Steering Wheel Safety Systems
The steering wheel area contains fundamental safety technologies designed to protect the driver in the event of a collision. The most prominent safety feature is the driver’s front airbag module, which is concealed within the wheel’s central hub. When crash sensors detect a moderate to severe frontal impact, they send a signal to the airbag’s electronic control unit. This unit rapidly ignites a chemical propellant, often sodium azide in older systems, which generates a large volume of inert gas, typically nitrogen, to inflate the fabric cushion.
The entire deployment sequence, from impact detection to full inflation, occurs in a fraction of a second, typically within 60 to 80 milliseconds, creating a protective barrier between the driver and the steering wheel. This quick action works in conjunction with the seatbelt as a supplemental restraint, absorbing the occupant’s forward momentum. The steering column itself is also designed with energy-absorbing features, often referred to as a collapsible steering column.

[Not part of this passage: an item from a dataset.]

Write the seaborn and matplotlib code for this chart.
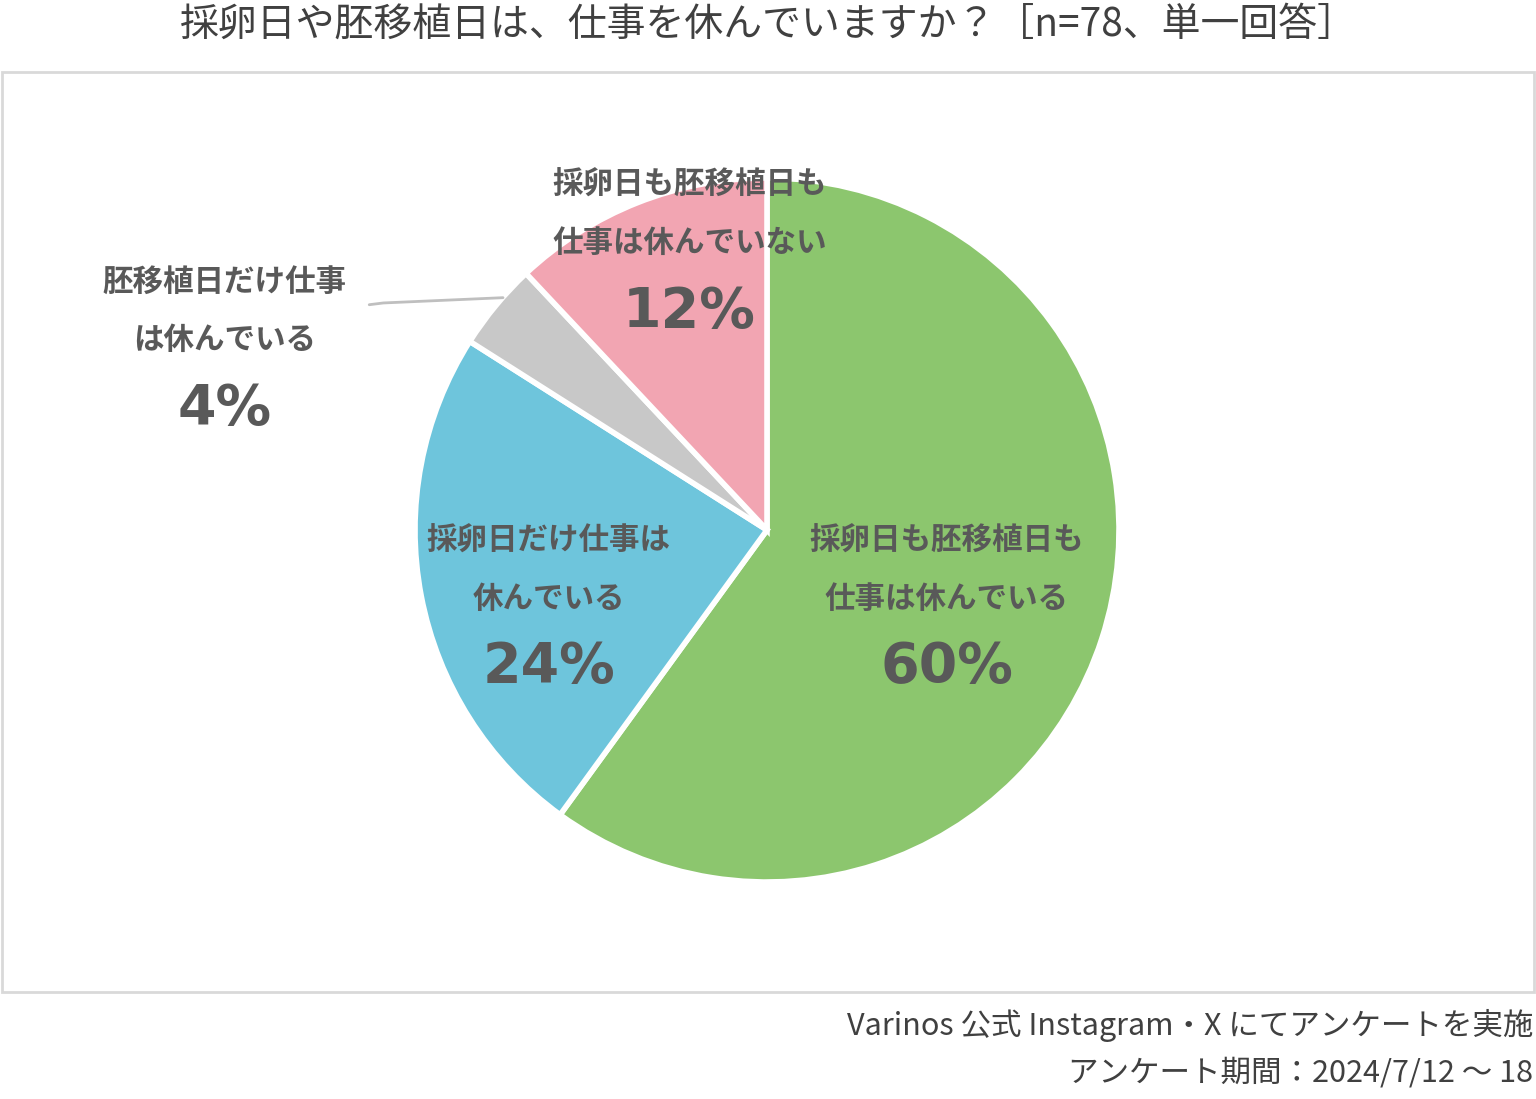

These columns incorporate telescopic sections or internal mechanisms, such as shear pins or pyrotechnic releases, that allow the column to shorten or progressively deform during a frontal impact. This controlled crumpling action prevents the steering wheel from being forced into the passenger compartment, significantly reducing the risk of severe chest and head injuries to the driver. Some advanced designs use hydroformed coaxial tubes or calibrated bending elements to manage energy absorption optimally for different collision forces.
Steering Column Function and Adjustments
The steering column serves as the mechanical link that transmits the driver’s input from the steering wheel to the steering gear, which then directs the front wheels. This connection is maintained through a steering shaft, often comprising multiple segments connected by universal joints to allow for changes in angle and length. The column’s foundational role is to provide a stable rotational axis for the wheel while containing the necessary wiring for the airbag, horn, and integrated controls.

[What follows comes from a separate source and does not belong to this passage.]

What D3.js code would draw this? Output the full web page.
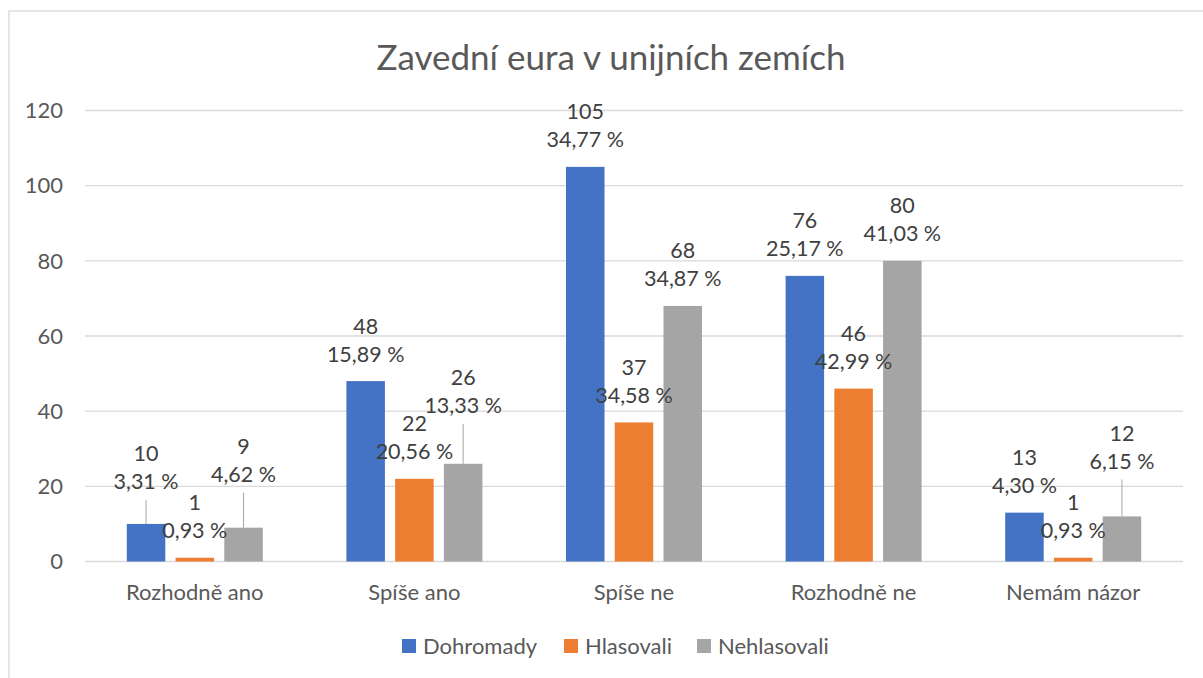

Most vehicles include adjustment mechanisms to tailor the wheel’s position to the driver’s body size and preferred posture. The tilt function allows the steering wheel to be angled up or down, while the telescoping feature permits the wheel to be moved closer to or farther from the driver. These adjustments are performed either manually with a locking lever or electrically via small motors, which is often paired with a memory function that recalls personalized settings.
Finding the correct position is important for safe driving, as it ensures the driver can reach the wheel comfortably, maintain proper arm bend, and have an unobstructed view of the instrument cluster. Beyond ergonomics, the steering column also houses a security feature known as the steering lock, which mechanically prevents the steering wheel from turning when the vehicle is parked and the ignition is off.